Saturday, December 28, 2013

Surf Blue

Do you remember
my brother's little cars with the real rubber tires?
We would load our dollie in the back of his ambulance
and leave it on the tracks.
Ding ding ding, dollie--
you think you feel bad now, just wait til old number 7 comes through.

Later, we took out your grandfather's Plymouth
with the push button automatic.
The radio played Golden Earring
and the back seat was bigger than our first apartment.
We fishtailed through those years,
and though you said you knew where we were going,
you lied just as sweet as ever.

How I loved your fingers.
There aren't enough rings in all the second hand shops of the world
to do them justice.
I remember them, and how they found their way,
slick little devils that did the trick every time.
I told you not to take that job in radiology.
I hated to see you lose those tapered beauties one by one.

Sometimes I think the only clear view comes through a cracked glass.
If I could find that Plymouth, I would sit in it
and recall how you told me I was a better kisser than any movie star.
Now, my teeth have gone soft in my head,
I live on pancakes and don't give a damn if the mail or tomorrow comes.

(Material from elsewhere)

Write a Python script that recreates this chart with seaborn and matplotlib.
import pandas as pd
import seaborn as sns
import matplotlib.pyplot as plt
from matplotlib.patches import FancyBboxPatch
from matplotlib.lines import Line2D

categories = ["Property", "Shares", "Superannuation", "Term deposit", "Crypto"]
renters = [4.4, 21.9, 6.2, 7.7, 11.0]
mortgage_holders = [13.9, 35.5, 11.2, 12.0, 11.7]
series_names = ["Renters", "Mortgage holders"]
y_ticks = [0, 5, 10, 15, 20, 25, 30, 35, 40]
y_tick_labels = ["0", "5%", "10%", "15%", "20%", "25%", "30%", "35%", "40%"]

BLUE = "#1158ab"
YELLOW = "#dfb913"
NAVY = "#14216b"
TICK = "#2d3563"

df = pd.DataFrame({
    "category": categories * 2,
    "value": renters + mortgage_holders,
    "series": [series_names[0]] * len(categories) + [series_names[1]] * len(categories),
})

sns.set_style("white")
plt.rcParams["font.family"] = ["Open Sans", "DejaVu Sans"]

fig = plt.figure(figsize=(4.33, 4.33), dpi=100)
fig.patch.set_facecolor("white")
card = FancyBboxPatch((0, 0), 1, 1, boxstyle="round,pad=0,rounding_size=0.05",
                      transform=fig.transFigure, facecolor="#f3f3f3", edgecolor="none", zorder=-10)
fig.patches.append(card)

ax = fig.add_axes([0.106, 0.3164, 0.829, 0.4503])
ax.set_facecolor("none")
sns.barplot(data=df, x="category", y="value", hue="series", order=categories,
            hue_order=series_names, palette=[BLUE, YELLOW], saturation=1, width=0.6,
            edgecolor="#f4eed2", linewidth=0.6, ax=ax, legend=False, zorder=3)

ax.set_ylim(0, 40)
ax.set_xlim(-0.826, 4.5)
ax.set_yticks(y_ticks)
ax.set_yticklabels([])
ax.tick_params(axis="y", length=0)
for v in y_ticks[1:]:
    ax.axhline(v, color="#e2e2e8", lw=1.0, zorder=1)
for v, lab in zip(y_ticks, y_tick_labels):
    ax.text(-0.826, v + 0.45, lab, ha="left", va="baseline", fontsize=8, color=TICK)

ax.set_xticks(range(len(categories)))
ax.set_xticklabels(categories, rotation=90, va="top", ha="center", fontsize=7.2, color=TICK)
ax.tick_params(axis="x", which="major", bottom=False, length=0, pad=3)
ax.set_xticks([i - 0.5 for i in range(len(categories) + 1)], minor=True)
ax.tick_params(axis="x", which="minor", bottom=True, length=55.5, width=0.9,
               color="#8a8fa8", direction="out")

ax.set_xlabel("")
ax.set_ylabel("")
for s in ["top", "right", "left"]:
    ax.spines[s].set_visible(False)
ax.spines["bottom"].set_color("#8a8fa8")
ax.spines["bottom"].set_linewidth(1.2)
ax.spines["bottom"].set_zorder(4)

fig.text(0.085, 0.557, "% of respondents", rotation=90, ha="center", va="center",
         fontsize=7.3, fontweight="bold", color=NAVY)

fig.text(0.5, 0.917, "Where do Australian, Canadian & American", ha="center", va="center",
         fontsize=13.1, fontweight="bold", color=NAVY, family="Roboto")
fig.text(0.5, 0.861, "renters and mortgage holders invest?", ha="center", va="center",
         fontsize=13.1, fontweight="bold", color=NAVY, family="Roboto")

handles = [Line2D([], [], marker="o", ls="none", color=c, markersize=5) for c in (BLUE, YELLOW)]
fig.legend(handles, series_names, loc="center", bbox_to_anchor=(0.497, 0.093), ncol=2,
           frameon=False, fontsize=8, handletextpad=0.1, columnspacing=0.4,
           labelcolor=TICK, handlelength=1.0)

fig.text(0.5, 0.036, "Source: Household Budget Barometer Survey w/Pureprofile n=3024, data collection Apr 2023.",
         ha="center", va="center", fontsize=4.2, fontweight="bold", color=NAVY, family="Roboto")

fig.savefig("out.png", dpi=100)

I want to sit on the tracks in a long white bed,
and dream of how we used to be.
The train system is run by computers now,
nobody to feel guilty if I get spun like a carousel,
an old doll in a gas tank bomb of a car,
crashing headlong to feel you restored and handsy

touching my face so tenderly
as if I were made of blown glass and what they used to call
surf blue with eggshell white.
________

for the mini-challenge at Real Toads.

 

17 comments:

Robert Bourne said...

Fireblossom you took along roads I haven't travel in quite awhile...push button automatics... big back seats... let's head to the drive in movies... :)

hedgewitch said...

Somehow you recapture that magical time of childhood when mayhem was innocent but oh so sincere--we used to make 'poison berry toothpaste' out in the scraggly hedges back in Chi-town. But the desolation and loss of digits is only something that comes with maturity (see how I avoid the "A" word.) This brings the grue as only you can, Shay. I am creeped out but content.

Sioux said...

Oh nooooo. It's already started. Two poems in one day.

The images are incredible. Golden Earring. That one threw me back--instantly--to a few decades in the past...

restraintunfettered.com said...

Oh yeah, wonderful... that push button Plymouth.. I took a ride in one of those once. And riding with you here was a blast of nostalgia. I love it.

Hannah said...

Ooo...I love cyclical, tying in your title/ending, makes my poetic heart so happy. Such a visual piece...you flow unfettered from image to image so expertly. :)

kaykuala said...

Great take on things gone by! Those were times of wanting to live and staying cool doing them. But looking back those were times of discovery and childhood innocence much missed now. Wonderful write Shay!

Hank

Marian said...

ahhh, this is really nice. i'm struck by the Golden Earring reference and by "handsy." but what's really interesting to me is the whole lady-on-the-tracks thing, i think about that a lot. it was a major reference in our youth, right? love this, Shay. really good.

Sherry Blue Sky said...

OMG, reminded me of when my best friend and I rolled her dad's big old gas guzzler down the driveway late one night, drove into town and she got into a head-on in an intersection and groaned "My dad is going to kill me!" Hadnt thought of that in a while. Great write, kiddo. Two fantastic ones in a day - is that legal?

Mama Zen said...

The Golden Earring reference was just perfect. The whole thing is just perfect.

Sam Edge said...

Wow that was awesome!

Cloudia said...

mmmmm, the old La Sabre. . . bat mobile. . . .


http://grooveshark.com/s/When+The+Lady+Smiles/4LSJ3M?src=5

Kerry O'Connor said...

This is fabulous story-telling, Shay. You nailed the nostalgic tone and the sense of then and now, so perfectly.

This is the line that did it for me:

Sometimes I think the only clear view comes through a cracked glass.

Brilliant observation of the human condition.

grapeling said...

my introduction to AC/DC was in the back of an old Dodge Dart, driven by my new acquaintance Skip (later my best friend), speaker volume turned to 11, on the way to a legendary (in our minds) skate haunt - an abandoned pool up in the hills near Santa Cruz. I was mortified. Later, I learned all the lyrics and blared it myself. The Dart was purple. No kissing then, though.

oh, the poem? you caught it perfect, as usual, Shay. ~

Lolamouse said...

This makes me nostalgic even though my experiences were different. I love the details that really bring the scene to life. You are a great storyteller!

Björn said...

Oh the view through a cracked glass.. I could never get clearer than that... love how you took us through this trip back to a time lost... a sweet melancholy... and stark images of loss.

Peggy said...

Love how the photo goes with this. Sets the tone for the poem well. (though I am not sure if the photo is of a Plymouth)

wkkortas said...

It rings with a certain air of truth, but also has that tinge of madness; it's like William Burroughs without the self-indulgence.